To understand how Micro-level social interactions, when repeated, can develop into broader structures and institutions, think about church. When you go there, there's all these rules about you've got to stand up, sit down, kneel here, don't kneel here, sit here, stand here. Why do we do all that? Because somebody decided to do it that way a long, long time ago, and then these patterns get repeated again and again and again. And then there you have the institutional process of going to church.

Or why do I feel the need to put on this tie when I lecture? Why do we have turkey on Thanksgiving? Why do you have to bring a gift to a baby shower? And in fact, why do you even have a baby shower to begin with? These are all social behaviors that started, got repeated, and now we all do them, whether we want to or not. You're impolite if you don't bring a gift to a baby shower. In fact, you're crazy if you don't have a baby shower. People are going to wonder what's going on because they're so used to these ingrained habits.
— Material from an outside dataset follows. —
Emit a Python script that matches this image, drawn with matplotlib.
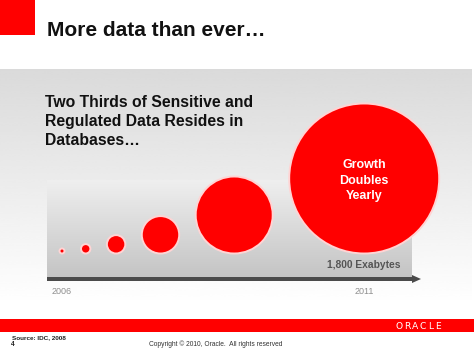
import numpy as np
import matplotlib
matplotlib.use("Agg")
import matplotlib.pyplot as plt
from matplotlib.patches import Circle, Rectangle, FancyArrow

plt.rcParams['font.family'] = ['Liberation Sans', 'DejaVu Sans']

# data
years = [2006, 2007, 2008, 2009, 2010, 2011]
bubble_radius = [2.5, 4.7, 9.2, 18.7, 38.5, 75.0]   # grows each year
end_label = "1,800 Exabytes"
first_year = "2006"
last_year = "2011"

RED = "#ff0000"

fig = plt.figure(figsize=(4.74, 3.55), dpi=100)
ax = fig.add_axes([0, 0, 1, 1])
ax.set_xlim(0, 474)
ax.set_ylim(355, 0)
ax.axis("off")

# title block
ax.add_patch(Rectangle((0, 0), 35, 35, color=RED, lw=0))
ax.text(47, 36, "More data than ever…", fontsize=15, fontweight="bold",
        color="#111111", va="baseline", ha="left")

# grey band behind the chart
band = np.linspace(0.855, 1.0, 256).reshape(-1, 1)
ax.imshow(band, cmap="gray", vmin=0, vmax=1, extent=(0, 472, 305, 69),
          aspect="auto", interpolation="bicubic", zorder=0)

# inner chart box
box = np.linspace(0.935, 0.765, 256).reshape(-1, 1)
ax.imshow(box, cmap="gray", vmin=0, vmax=1, extent=(47, 412, 279, 180),
          aspect="auto", interpolation="bicubic", zorder=1)

lines = ["Two Thirds of Sensitive and", "Regulated Data Resides in", "Databases…"]
for i, t in enumerate(lines):
    ax.text(45, 107 + i * 19, t, fontsize=11.3, fontweight="bold",
            color="#111111", va="baseline", ha="left", zorder=3)

# bubbles, each one sits on the same base line
base_y = 253.5
gap = 16.5
cx = [62.0]
for i in range(1, len(bubble_radius)):
    cx.append(cx[-1] + bubble_radius[i - 1] + bubble_radius[i] + gap)
for x, r in zip(cx, bubble_radius):
    ax.add_patch(Circle((x, base_y - r), r, facecolor=RED, edgecolor="#ffd4d4",
                        lw=1.4, zorder=4))

big_x, big_y = cx[-1], base_y - bubble_radius[-1]
for i, t in enumerate(["Growth", "Doubles", "Yearly"]):
    ax.text(big_x, big_y - 10 + i * 15.5, t, fontsize=9, fontweight="bold",
            color="white", ha="center", va="baseline", zorder=5)

# timeline arrow
ax.add_patch(FancyArrow(47, 279, 374, 0, width=4, head_width=8, head_length=9,
                        length_includes_head=True, color="#4a4a4a", lw=0, zorder=3))
ax.text(401, 268, end_label, fontsize=7.4, fontweight="bold", color="#555555",
        ha="right", va="baseline", zorder=5)
ax.text(cx[0], 294.5, first_year, fontsize=6.5, color="#8f8f8f",
        ha="center", va="baseline", zorder=3)
ax.text(cx[-1], 294.5, last_year, fontsize=6.5, color="#8f8f8f",
        ha="center", va="baseline", zorder=3)

# footer
ax.add_patch(Rectangle((0, 319), 474, 13, color=RED, lw=0, zorder=3))
for k, ch in enumerate("ORACLE"):
    ax.text(399 + k * 7.9, 329.3, ch, fontsize=6.6, color="white",
            family="DejaVu Sans", ha="center", va="baseline", zorder=4)
ax.text(12, 339, "Source: IDC, 2008", fontsize=4.6, fontweight="bold",
        color="#222222", ha="left", va="baseline")
ax.text(11, 345.5, "4", fontsize=4.8, fontweight="bold", color="#222222",
        ha="left", va="baseline")
ax.text(216, 346.5, "Copyright © 2010, Oracle.  All rights reserved", fontsize=4.8,
        color="#333333", ha="center", va="baseline")

fig.savefig("out.png", dpi=100)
So this is the stuff of society. If you want to have a little fun with this and play with symbols next time you're interacting with somebody-- now we even interact virtually all the time. So next time you're sending a routine text message, like, "Hey. What's going on tonight?" When you're sending it to your friend, send it in all capital letters. They're not going to know what to do, because the symbol is different. When you send all caps, that emphasizes something, expression, it can be angry. But when you play with that and put it with a routine saying, they're going to get really confused.

Well I hope you had a good time learning about the Symbolic-Interaction Approach. We identified it as a Micro-level approach and as an example of interpretive sociology. Enjoy the rest of your day. Thanks for joining me.

Terms to Know
Interpretive Sociology

A way to study society that focuses on the meanings that individuals attach to their actions

Micro-Level Orientation

A zoomed in look at specific situations and individual interactions.

Symbolic Interaction Theory

​Society results from the everyday interactions and experiences of individuals.